Leave out the pictures and repeat exactly the lines between the one containing "Emit a Python" and the one containing "fig = plt.figure(figsize=(W", inclusive.
___ Record set ___
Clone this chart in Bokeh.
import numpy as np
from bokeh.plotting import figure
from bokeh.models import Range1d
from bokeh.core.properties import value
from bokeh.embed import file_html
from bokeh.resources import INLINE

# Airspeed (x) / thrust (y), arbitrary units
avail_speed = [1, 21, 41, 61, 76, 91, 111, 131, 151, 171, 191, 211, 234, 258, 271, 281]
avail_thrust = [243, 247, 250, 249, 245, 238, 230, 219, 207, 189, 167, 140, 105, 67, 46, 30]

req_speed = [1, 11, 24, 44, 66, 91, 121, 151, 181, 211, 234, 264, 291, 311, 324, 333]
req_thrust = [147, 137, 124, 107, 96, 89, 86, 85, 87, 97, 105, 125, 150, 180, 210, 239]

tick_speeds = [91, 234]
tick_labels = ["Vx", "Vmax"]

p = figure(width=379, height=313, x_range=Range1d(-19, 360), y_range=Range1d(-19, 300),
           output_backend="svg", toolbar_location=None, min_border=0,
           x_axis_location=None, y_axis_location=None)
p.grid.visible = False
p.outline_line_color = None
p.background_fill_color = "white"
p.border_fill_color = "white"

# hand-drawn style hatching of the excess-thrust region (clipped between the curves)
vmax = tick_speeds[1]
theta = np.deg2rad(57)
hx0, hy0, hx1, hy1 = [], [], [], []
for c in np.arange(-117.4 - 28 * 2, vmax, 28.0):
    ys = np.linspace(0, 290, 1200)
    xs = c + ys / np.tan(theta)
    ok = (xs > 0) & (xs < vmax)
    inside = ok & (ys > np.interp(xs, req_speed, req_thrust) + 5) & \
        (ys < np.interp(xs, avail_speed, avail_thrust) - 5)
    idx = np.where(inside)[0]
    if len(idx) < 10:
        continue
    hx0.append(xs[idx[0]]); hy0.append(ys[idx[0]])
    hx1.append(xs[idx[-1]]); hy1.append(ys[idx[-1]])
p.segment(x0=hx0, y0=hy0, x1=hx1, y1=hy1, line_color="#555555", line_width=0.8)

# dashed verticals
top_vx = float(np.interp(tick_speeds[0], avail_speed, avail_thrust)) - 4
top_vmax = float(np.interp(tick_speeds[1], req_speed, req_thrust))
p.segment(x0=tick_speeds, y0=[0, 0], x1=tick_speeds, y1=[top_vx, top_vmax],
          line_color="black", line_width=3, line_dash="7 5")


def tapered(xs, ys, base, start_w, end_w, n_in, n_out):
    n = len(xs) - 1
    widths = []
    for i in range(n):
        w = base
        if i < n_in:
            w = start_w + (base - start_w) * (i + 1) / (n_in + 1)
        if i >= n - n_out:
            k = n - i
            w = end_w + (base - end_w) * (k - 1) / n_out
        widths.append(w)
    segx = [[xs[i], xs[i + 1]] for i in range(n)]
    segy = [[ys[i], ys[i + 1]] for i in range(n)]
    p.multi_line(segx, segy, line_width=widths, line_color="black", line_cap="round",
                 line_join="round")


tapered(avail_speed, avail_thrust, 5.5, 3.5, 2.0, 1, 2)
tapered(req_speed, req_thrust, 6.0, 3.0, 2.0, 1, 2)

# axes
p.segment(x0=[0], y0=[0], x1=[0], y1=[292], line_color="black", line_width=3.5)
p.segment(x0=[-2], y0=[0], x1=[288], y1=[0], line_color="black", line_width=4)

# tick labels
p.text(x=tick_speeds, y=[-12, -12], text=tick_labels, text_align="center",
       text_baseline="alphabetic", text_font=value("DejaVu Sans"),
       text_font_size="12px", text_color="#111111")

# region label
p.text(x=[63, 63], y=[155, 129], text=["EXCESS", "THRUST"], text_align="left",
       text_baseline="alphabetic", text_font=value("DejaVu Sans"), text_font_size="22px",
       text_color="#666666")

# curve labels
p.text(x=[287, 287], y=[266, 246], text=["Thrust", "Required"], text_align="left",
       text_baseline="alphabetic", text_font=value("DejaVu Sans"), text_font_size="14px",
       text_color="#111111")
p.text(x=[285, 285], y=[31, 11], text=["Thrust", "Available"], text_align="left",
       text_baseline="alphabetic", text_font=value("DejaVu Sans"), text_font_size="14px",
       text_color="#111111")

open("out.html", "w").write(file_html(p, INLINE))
___
___ Record set ___
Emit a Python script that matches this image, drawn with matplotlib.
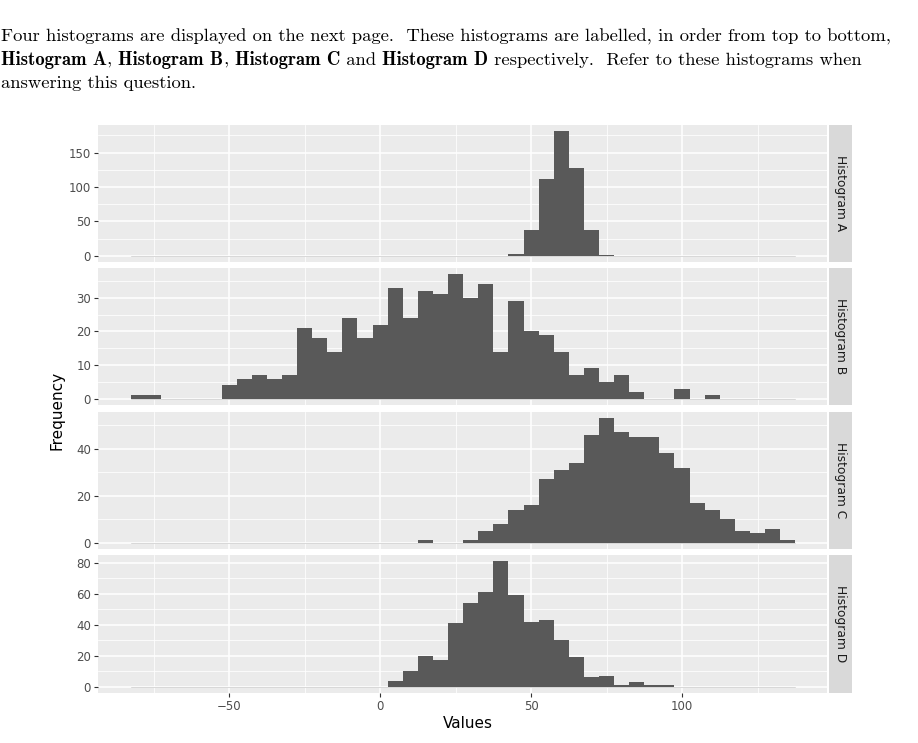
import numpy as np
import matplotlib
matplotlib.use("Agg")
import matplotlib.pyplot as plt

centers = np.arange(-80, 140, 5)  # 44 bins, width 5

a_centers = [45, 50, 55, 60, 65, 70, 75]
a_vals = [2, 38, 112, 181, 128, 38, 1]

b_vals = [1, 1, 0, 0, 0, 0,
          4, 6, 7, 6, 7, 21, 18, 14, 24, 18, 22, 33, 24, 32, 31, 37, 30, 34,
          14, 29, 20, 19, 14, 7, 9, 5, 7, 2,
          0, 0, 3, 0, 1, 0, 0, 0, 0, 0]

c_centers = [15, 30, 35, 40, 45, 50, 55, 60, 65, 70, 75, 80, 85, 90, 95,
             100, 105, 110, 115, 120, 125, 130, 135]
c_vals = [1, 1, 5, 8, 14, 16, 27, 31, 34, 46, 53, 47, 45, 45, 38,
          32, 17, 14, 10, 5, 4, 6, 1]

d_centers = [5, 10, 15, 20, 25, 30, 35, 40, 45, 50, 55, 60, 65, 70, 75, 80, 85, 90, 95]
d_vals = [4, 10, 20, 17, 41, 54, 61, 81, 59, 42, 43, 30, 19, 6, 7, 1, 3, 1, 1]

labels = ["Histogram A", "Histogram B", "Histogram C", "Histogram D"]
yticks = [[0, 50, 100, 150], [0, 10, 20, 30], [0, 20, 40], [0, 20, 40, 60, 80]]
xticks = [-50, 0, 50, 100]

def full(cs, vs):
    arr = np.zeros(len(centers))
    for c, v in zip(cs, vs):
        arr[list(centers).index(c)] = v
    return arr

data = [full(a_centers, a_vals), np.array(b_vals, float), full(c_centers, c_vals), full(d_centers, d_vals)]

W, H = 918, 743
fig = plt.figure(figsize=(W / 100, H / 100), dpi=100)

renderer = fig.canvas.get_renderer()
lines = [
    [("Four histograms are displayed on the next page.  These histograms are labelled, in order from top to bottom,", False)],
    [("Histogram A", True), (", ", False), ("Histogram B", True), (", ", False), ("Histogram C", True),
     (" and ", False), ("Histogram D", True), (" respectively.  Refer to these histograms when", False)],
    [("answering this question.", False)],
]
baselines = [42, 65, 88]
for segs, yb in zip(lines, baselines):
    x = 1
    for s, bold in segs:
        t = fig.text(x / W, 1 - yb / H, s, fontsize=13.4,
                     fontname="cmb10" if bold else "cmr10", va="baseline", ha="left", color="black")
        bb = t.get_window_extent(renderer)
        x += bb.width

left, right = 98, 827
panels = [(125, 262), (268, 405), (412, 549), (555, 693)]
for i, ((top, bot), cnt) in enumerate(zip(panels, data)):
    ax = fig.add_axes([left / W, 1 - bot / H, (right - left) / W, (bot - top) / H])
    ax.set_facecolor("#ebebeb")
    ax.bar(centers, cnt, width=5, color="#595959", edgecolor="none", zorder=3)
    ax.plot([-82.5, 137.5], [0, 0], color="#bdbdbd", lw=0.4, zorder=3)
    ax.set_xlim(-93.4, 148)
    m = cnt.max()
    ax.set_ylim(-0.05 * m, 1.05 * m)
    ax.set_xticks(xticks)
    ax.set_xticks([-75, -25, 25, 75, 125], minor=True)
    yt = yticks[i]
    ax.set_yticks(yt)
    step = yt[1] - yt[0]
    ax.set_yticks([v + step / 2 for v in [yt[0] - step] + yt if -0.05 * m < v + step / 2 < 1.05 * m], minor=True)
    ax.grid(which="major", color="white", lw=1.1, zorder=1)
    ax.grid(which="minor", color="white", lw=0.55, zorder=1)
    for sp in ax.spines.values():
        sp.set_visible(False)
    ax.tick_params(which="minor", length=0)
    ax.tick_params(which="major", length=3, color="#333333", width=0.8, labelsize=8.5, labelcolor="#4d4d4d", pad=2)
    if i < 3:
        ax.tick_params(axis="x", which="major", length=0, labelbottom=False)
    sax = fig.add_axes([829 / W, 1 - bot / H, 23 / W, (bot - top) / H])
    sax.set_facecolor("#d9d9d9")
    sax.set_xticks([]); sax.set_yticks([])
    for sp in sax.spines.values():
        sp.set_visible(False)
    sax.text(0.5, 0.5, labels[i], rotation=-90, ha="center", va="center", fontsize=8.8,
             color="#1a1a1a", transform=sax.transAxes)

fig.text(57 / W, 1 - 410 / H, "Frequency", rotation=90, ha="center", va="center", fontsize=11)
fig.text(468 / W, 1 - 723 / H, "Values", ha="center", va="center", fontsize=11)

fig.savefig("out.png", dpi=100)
___
_Answer to this problem:_
Emit a Python script that matches this image, drawn with matplotlib.
import numpy as np
import matplotlib
matplotlib.use("Agg")
import matplotlib.pyplot as plt

centers = np.arange(-80, 140, 5)  # 44 bins, width 5

a_centers = [45, 50, 55, 60, 65, 70, 75]
a_vals = [2, 38, 112, 181, 128, 38, 1]

b_vals = [1, 1, 0, 0, 0, 0,
          4, 6, 7, 6, 7, 21, 18, 14, 24, 18, 22, 33, 24, 32, 31, 37, 30, 34,
          14, 29, 20, 19, 14, 7, 9, 5, 7, 2,
          0, 0, 3, 0, 1, 0, 0, 0, 0, 0]

c_centers = [15, 30, 35, 40, 45, 50, 55, 60, 65, 70, 75, 80, 85, 90, 95,
             100, 105, 110, 115, 120, 125, 130, 135]
c_vals = [1, 1, 5, 8, 14, 16, 27, 31, 34, 46, 53, 47, 45, 45, 38,
          32, 17, 14, 10, 5, 4, 6, 1]

d_centers = [5, 10, 15, 20, 25, 30, 35, 40, 45, 50, 55, 60, 65, 70, 75, 80, 85, 90, 95]
d_vals = [4, 10, 20, 17, 41, 54, 61, 81, 59, 42, 43, 30, 19, 6, 7, 1, 3, 1, 1]

labels = ["Histogram A", "Histogram B", "Histogram C", "Histogram D"]
yticks = [[0, 50, 100, 150], [0, 10, 20, 30], [0, 20, 40], [0, 20, 40, 60, 80]]
xticks = [-50, 0, 50, 100]

def full(cs, vs):
    arr = np.zeros(len(centers))
    for c, v in zip(cs, vs):
        arr[list(centers).index(c)] = v
    return arr

data = [full(a_centers, a_vals), np.array(b_vals, float), full(c_centers, c_vals), full(d_centers, d_vals)]

W, H = 918, 743
fig = plt.figure(figsize=(W / 100, H / 100), dpi=100)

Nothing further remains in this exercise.